- Directed by: Michael J. Murphy
- Written by: Carl Humphrey
- Produced by: Caroline Aylward
- Starring: Becky Simpson Joseph Sheahan Colin Efford
- Distributed by: Scorpio Video (VHS) Sarcophilous Films (DVD)
- Release date: 1982;
- Running time: 50 minutes
- Country: United Kingdom
- Language: English
- Budget: £1,000 (estimated)

= Invitation to Hell (1982 film) =

Invitation to Hell is a 1982 horror film directed by Michael J. Murphy about Satan possessing several people at a countryside English estate.

==Plot==
Laura invites her college friend Jacky out to her country estate for a costume party. What Jacky does not know is that she is a pawn in a demonic game. That evening she is drugged and taken out to what appears to be a black magic altar. The next morning she awakens with claw-like scratches on her legs and, when she tries to escape, finds she is trapped in this location. But why are her friends keeping her here and who do they truly serve?

==Cast==
- Becky Simpson as Jacky
- Joseph Sheahan as Ed
- Colin Efford as Maurice
- Steven Longhurst as Alan
- Russell Hall as Rick
- Catherine Rolands as Laura
- Tina Barnett as Tina

==Production==
Invitation to Hell was made specifically for the home video market as a double feature cassette.
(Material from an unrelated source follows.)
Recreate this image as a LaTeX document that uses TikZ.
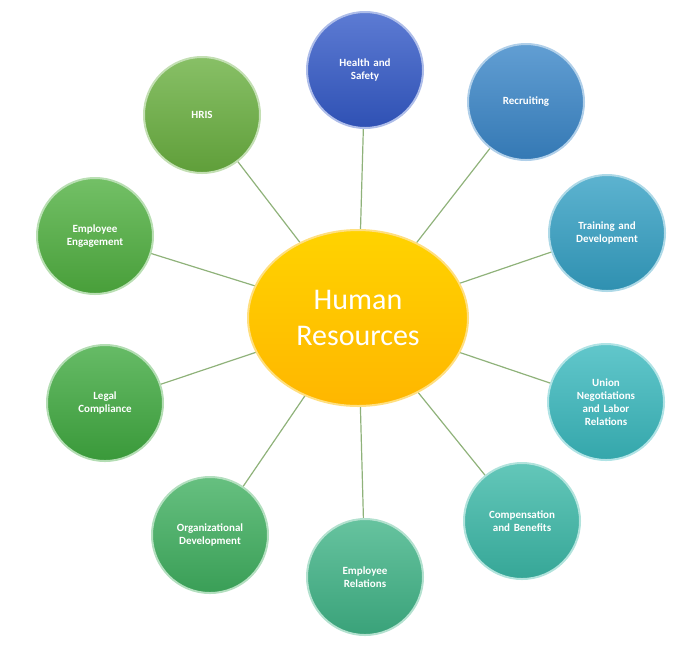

It was released on VHS alongside the Murphy co-feature The Last Night.

==Release==
The film was released on VHS in the United Kingdom by Scorpio Video in 1983. It was later released in the United States by Mogul Communications.

After being released on a series of bootleg DVD releases, the film was officially released on DVD by Sarcophilous Films in 2008. This special edition release features both films and includes "making of" extras for both films.